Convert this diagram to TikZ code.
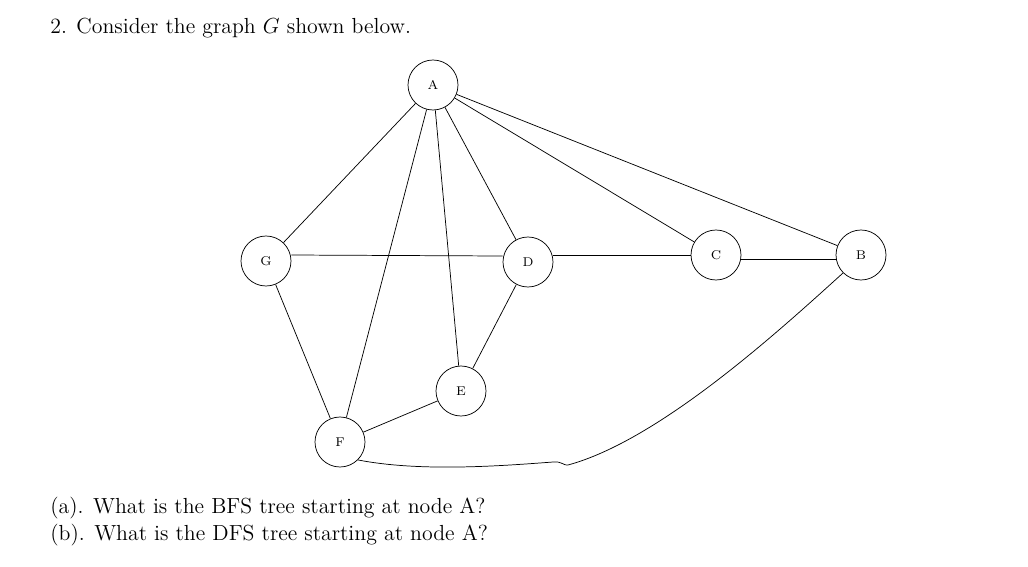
\documentclass[tikz,border=0pt]{standalone}
\begin{document}
\begin{tikzpicture}[x=0.55pt,y=-0.55pt,
  vtx/.style={circle,draw,minimum size=27.5pt,inner sep=0pt,font=\scriptsize},
  txt/.style={anchor=west,inner sep=0pt,font=\large},
  edge/.style={line width=0.4pt}]
\useasboundingbox (0,0) rectangle (1028,566);
\node[txt] (title) at (50,28) {2. Consider the graph $G$ shown below.};
\node[vtx] (A) at (433,85) {A};
\node[vtx] (G) at (266,261) {G};
\node[vtx] (D) at (528,262) {D};
\node[vtx] (C) at (716,255) {C};
\node[vtx] (B) at (861,255) {B};
\node[vtx] (E) at (461,391) {E};
\node[vtx] (F) at (340,442) {F};
\coordinate (k1) at (553,462);
\coordinate (k2) at (568,465);
\draw[edge] (A) -- (G);
\draw[edge] (A) -- (F);
\draw[edge] (A) -- (E);
\draw[edge] (A) -- (D);
\draw[edge] (A) -- (C);
\draw[edge] (A) -- (B);
\draw[edge] (G.east) ++(0,-6) -- ([yshift=6*0.55pt]D.west);
\draw[edge] ([yshift=7*0.55pt]D.east) -- (C.west);
\draw[edge] ([yshift=-4*0.55pt]C.east) -- ([yshift=-4*0.55pt]B.west);
\draw[edge] (G) -- (F);
\draw[edge] (D) -- (E);
\draw[edge] (E) -- (F);
\draw[edge] (F.south east) .. controls (420,472) and (500,466) .. (k1) .. controls (562,461) and (564,466) .. (k2) .. controls (660,440) and (780,330) .. (B.south west);
\node[txt] (qa) at (50,508) {(a). What is the BFS tree starting at node A?};
\node[txt] (qb) at (50,535) {(b). What is the DFS tree starting at node A?};
\end{tikzpicture}
\end{document}
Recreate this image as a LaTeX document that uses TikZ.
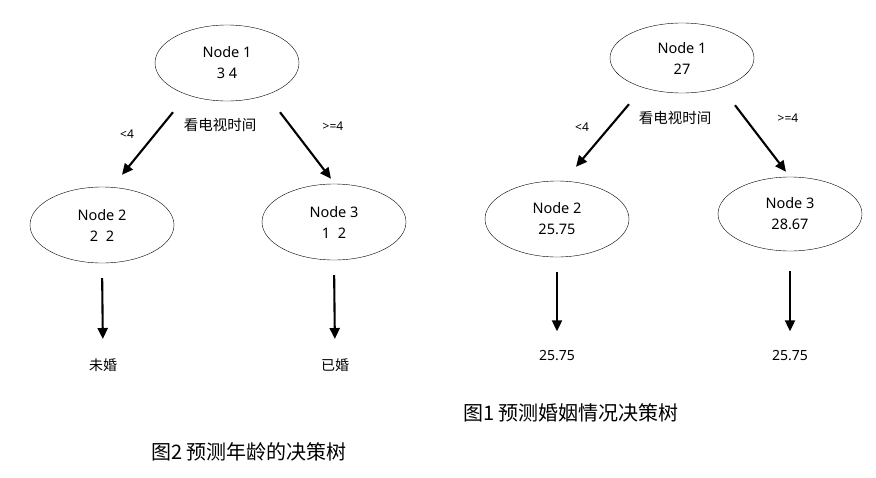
\documentclass[tikz,border=0pt]{standalone}
\usepackage{fontspec}
\setmainfont{Noto Sans}
\newfontfamily\cjk{Noto Sans CJK SC}
\usetikzlibrary{positioning,shapes.geometric,arrows.meta}

\begin{document}
\begin{tikzpicture}[x=1pt, y=-1pt,
    tnode/.style={draw, ellipse, minimum width=144pt, minimum height=76pt, inner sep=0pt,
        align=center, font=\fontsize{14.5}{21}\selectfont},
    arr/.style={-{Triangle[length=11pt,width=10pt]}, line width=2.1pt},
    lbl/.style={font=\fontsize{12}{14}\selectfont},
    leaf/.style={font=\fontsize{14}{16}\selectfont},
    figcap/.style={font=\cjk\fontsize{20}{22}\selectfont}]
    \useasboundingbox (0,0) rectangle (876,477);
    % left tree: age
    \node[tnode] (a1) at (227,63) {Node 1\\3 4};
    \node[tnode] (a2) at (102,225) {Node 2\\2\ \ 2};
    \node[tnode] (a3) at (334,222) {Node 3\\1\ \ 2};
    \node[leaf] (a4) at (103,365) {\cjk 未婚};
    \node[leaf] (a5) at (335,365) {\cjk 已婚};
    \draw[arr] ([xshift=-54pt,yshift=-11pt]a1.south) -- ([xshift=20pt,yshift=12pt]a2.north);
    \draw[arr] ([xshift=53pt,yshift=-11pt]a1.south) -- ([xshift=-3pt,yshift=5pt]a3.north);
    \draw[arr, shorten <=15pt, shorten >=16pt] (a2.south) -- (a4.north);
    \draw[arr, shorten <=15pt, shorten >=16pt] (a3.south) -- (a5.north);
    \node[lbl] at (127,134) {<4};
    \node[lbl, font=\cjk\fontsize{14.5}{16}\selectfont] at (220,125) {看电视时间};
    \node[lbl] at (333,126) {>=4};
    \node[figcap] (acap) at (249,452) {图2 预测年龄的决策树};
    % right tree: marriage
    \node[tnode, minimum height=70pt] (b1) at (682,58) {Node 1\\27};
    \node[tnode] (b2) at (557,219) {Node 2\\25.75};
    \node[tnode, minimum height=74pt] (b3) at (790,214) {Node 3\\28.67};
    \node[leaf] (b4) at (557,356) {25.75};
    \node[leaf] (b5) at (790,356) {25.75};
    \draw[arr] ([xshift=-53pt,yshift=-11pt]b1.south) -- ([xshift=19pt,yshift=14pt]b2.north);
    \draw[arr] ([xshift=53pt,yshift=-12pt]b1.south) -- ([xshift=-4pt,yshift=5pt]b3.north);
    \draw[arr, shorten <=15pt, shorten >=16pt] (b2.south) -- (b4.north);
    \draw[arr, shorten <=20pt, shorten >=16pt] (b3.south) -- (b5.north);
    \node[lbl] at (582,127) {<4};
    \node[lbl, font=\cjk\fontsize{14.5}{16}\selectfont] at (675,118) {看电视时间};
    \node[lbl] at (788,118) {>=4};
    \node[figcap] (bcap) at (571,413) {图1 预测婚姻情况决策树};
\end{tikzpicture}
\end{document}
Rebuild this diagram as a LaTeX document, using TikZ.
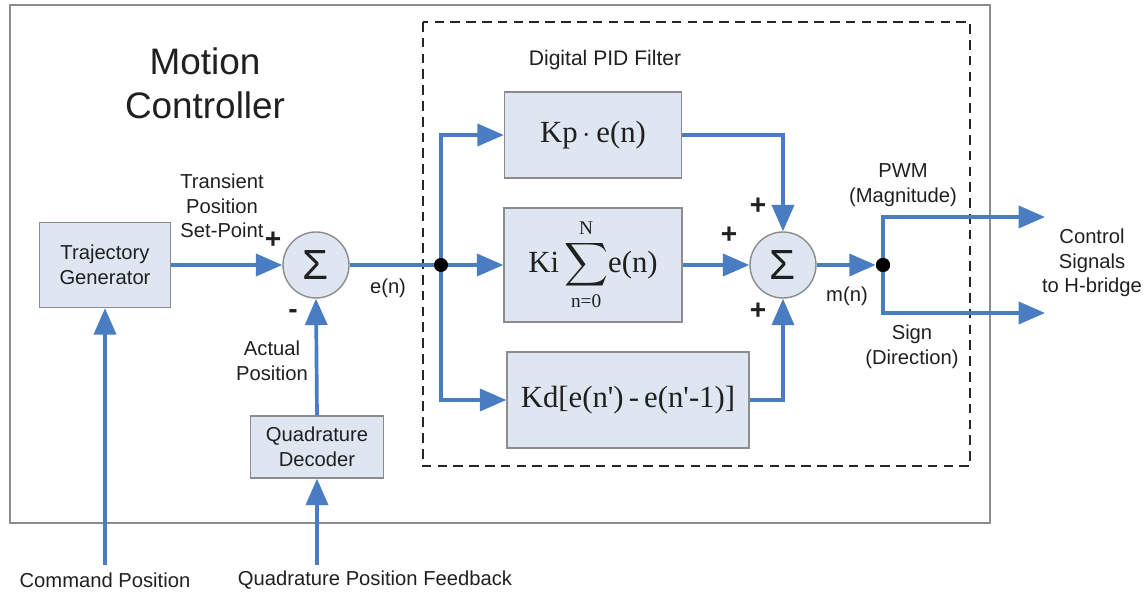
\documentclass[tikz,border=0pt]{standalone}
\usepackage{amsmath}
\usepackage{fontspec}
\setmainfont{Liberation Sans}
\newfontfamily\seriffont{Liberation Serif}
\usetikzlibrary{arrows.meta}
\definecolor{lineblue}{HTML}{4A7CC2}
\definecolor{boxfill}{HTML}{DDE6F1}
\definecolor{boxborder}{HTML}{8C8C8C}
\definecolor{txt}{HTML}{202020}
\begin{document}
\begin{tikzpicture}[x=0.02cm,y=-0.02cm,
  sig/.style={draw=lineblue, line width=2.1pt, -{Triangle[length=15pt,width=12.5pt]}},
  wire/.style={draw=lineblue, line width=2.1pt},
  blk/.style={draw=boxborder, fill=boxfill, line width=0.8pt, inner sep=0pt, align=center, font=\fontsize{11.5}{14}\selectfont, text=txt},
  sumnode/.style={circle, draw=boxborder, fill=boxfill, line width=0.8pt, minimum size=1.32cm, inner sep=0pt, font=\fontsize{24}{26}\selectfont, text=txt},
  dotnode/.style={circle, fill=black, minimum size=0.28cm, inner sep=0pt},
  lbl/.style={align=center, font=\fontsize{11.5}{14}\selectfont, text=txt, inner sep=0pt},
  sgn/.style={font=\fontsize{16}{17}\selectfont\bfseries, text=txt, inner sep=0pt},
  frm/.style={font=\fontsize{17.5}{20}\seriffont, text=txt}
]
\useasboundingbox (0,0) rectangle (1147,594);
\fill[white] (0,0) rectangle (1147,594);

% outer box and dashed PID box
\draw[boxborder, line width=0.8pt] (10,5) rectangle (990,523);
\draw[black!85, line width=1.2pt, dash pattern=on 5.5pt off 3.5pt] (423,22) rectangle (970,466);

% titles
\node[lbl, font=\fontsize{21}{25}\selectfont] (title) at (205,83) {Motion\\Controller};
\node[lbl, font=\fontsize{12}{14}\selectfont] (pidtitle) at (605,60) {Digital PID Filter};

% blocks
\node[blk, minimum width=2.62cm, minimum height=1.70cm] (tg) at (105,265) {Trajectory\\Generator};
\node[blk, minimum width=2.66cm, minimum height=1.24cm] (qd) at (317,447) {Quadrature\\Decoder};
\node[sumnode] (s1) at (316,265) {Σ};
\node[sumnode] (s2) at (783,265) {Σ};
\node[blk, frm, minimum width=3.54cm, minimum height=1.72cm] (kp) at (593,135) {Kp\,$\cdot$\,e(n)};
\node[blk, frm, minimum width=3.56cm, minimum height=2.28cm] (ki) at (593,265)
  {Ki\,$\displaystyle\sum_{\mbox{\fontsize{11}{12}\seriffont n=0}}^{\mbox{\fontsize{11}{12}\seriffont N}}$e(n)};
\node[blk, frm, minimum width=4.84cm, minimum height=1.92cm] (kd) at (628,400) {Kd[e(n\char"27)\,-\,e(n\char"27-1)]};

% free ends
\coordinate (cmd) at (105,565);
\coordinate (fb) at (317,565);
\coordinate (pwm) at (1045,217);
\coordinate (sgnout) at (1045,313);
\coordinate (j1c) at (441,265);

% connectors
\draw[sig] (tg.east) -- (s1.west);
\draw[wire] (s1.east) -- (j1c);
\draw[sig] (j1c) -- (ki.west);
\draw[sig] (j1c) |- (kp.west);
\draw[sig] (j1c) |- (kd.west);
\draw[sig] (kp.east) -| (s2.north);
\draw[sig] (kd.east) -| (s2.south);
\draw[sig] (ki.east) -- (s2.west);
\node[dotnode] (j2) at (883,265) {};
\draw[sig] (s2.east) -- (j2);
\draw[sig] (j2.center) |- (pwm);
\draw[sig] (j2.center) |- (sgnout);
\draw[sig] (qd.north) -- (s1.south);
\draw[sig] (cmd) -- (tg.south);
\draw[sig] (fb) -- (qd.south);
\node[dotnode] (j1) at (j1c) {};
\node[dotnode] (j2b) at (883,265) {};

% labels
\node[lbl] (tps) at (222,206) {Transient\\Position\\Set-Point};
\node[lbl] (en) at (388,288) {e(n)};
\node[lbl] (ap) at (272,361) {Actual\\Position};
\node[lbl] (mn) at (847,296) {m(n)};
\node[lbl] (pwml) at (903,185) {PWM\\(Magnitude)};
\node[lbl] (sgnl) at (912,347) {Sign\\(Direction)};
\node[lbl] (ctl) at (1092,263) {Control\\Signals\\to H-bridge};
\node[lbl] (cmdl) at (105,580) {Command Position};
\node[lbl] (fbl) at (375,580) {Quadrature Position Feedback};

% signs
\node[sgn] (p1) at (273,240) {+};
\node[sgn] (m1) at (293,314) {-};
\node[sgn] (p2) at (758,206) {+};
\node[sgn] (p3) at (729,235) {+};
\node[sgn] (p4) at (758,311) {+};
\end{tikzpicture}
\end{document}
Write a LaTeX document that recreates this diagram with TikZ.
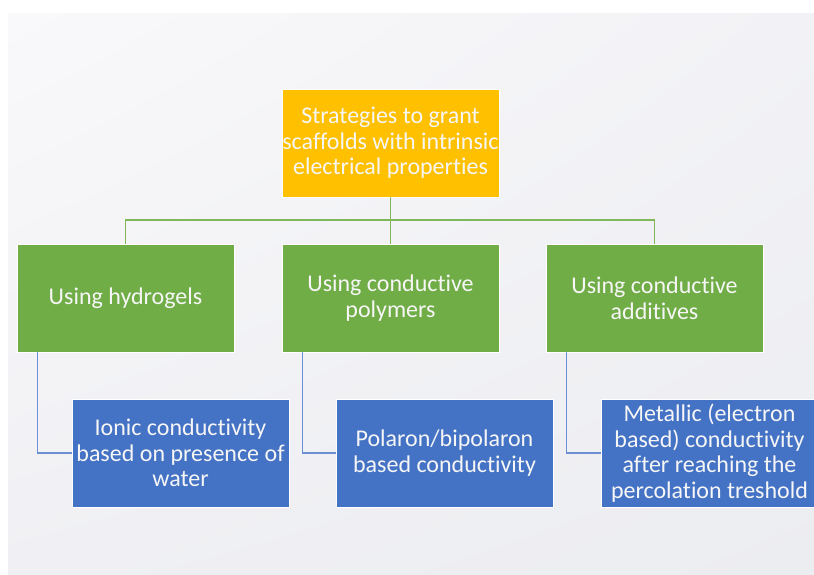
\documentclass[tikz,border=0pt]{standalone}
\usepackage{fontspec}
\setmainfont[Ligatures=NoCommon]{Carlito}
\usetikzlibrary{shadings}
\definecolor{bgA}{HTML}{F9F9FB}
\definecolor{bgB}{HTML}{F2F2F6}
\definecolor{bgC}{HTML}{F0F0F4}
\definecolor{bgD}{HTML}{ECEDF0}
\definecolor{gold}{HTML}{FFC000}
\definecolor{leaf}{HTML}{70AD47}
\definecolor{sea}{HTML}{4472C4}
\definecolor{leafline}{HTML}{7FB85A}
\definecolor{sealine}{HTML}{6A8FD2}
\definecolor{paper}{HTML}{F6F6F6}
\begin{document}
\begin{tikzpicture}[x=1pt,y=-1pt,
  box/.style={rectangle,minimum width=217pt,minimum height=108pt,inner sep=0pt,
    draw=white,line width=0.6pt,text=paper,align=center,
    font=\fontsize{24}{25.5}\selectfont},
  topbox/.style={box,fill=gold},
  midbox/.style={box,fill=leaf},
  lowbox/.style={box,fill=sea},
  gline/.style={draw=leafline,line width=1.3pt},
  bline/.style={draw=sealine,line width=1.3pt}]
  % page and soft backdrop
  \useasboundingbox (0,0) rectangle (814,574);
  \fill[white] (0,0) rectangle (814,574);
  \shade[upper left=bgA,upper right=bgB,lower left=bgC,lower right=bgD]
    (8,13) rectangle (814,574);
  \clip (0,0) rectangle (814,574);

  % boxes
  \node[topbox] (top) at (390.5,143) {Strategies to grant\\scaffolds with intrinsic\\electrical properties};
  \node[midbox] (g1) at (125.5,298) {Using hydrogels};
  \node[midbox] (g2) at (390.5,298) {Using conductive\\polymers};
  \node[midbox] (g3) at (654.5,298) {Using conductive\\additives};
  \node[lowbox] (b1) at (180.5,453) {Ionic conductivity\\based on presence of\\water};
  \node[lowbox] (b2) at (444.5,453) {Polaron/bipolaron\\based conductivity};
  \node[lowbox] (b3) at (709.5,453) {Metallic (electron\\based) conductivity\\after reaching the\\percolation treshold};

  % green tree connectors
  \coordinate (bus) at (0,220);
  \draw[gline] (top.south) -- (g2.north);
  \draw[gline] (g1.north) -- (g1.north|-bus) -- (g3.north|-bus) -- (g3.north);

  % blue elbow connectors
  \draw[bline] ([xshift=21pt]g1.south west) |- (b1.west);
  \draw[bline] ([xshift=21pt]g2.south west) |- (b2.west);
  \draw[bline] ([xshift=21pt]g3.south west) |- (b3.west);
\end{tikzpicture}
\end{document}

-- Exercise prompt --
Show the lines of the records that include the string "this".

-- Finished exercise --
Convert this diagram to TikZ code.
Recreate this image as a LaTeX document that uses TikZ.
Rebuild this diagram as a LaTeX document, using TikZ.
Write a LaTeX document that recreates this diagram with TikZ.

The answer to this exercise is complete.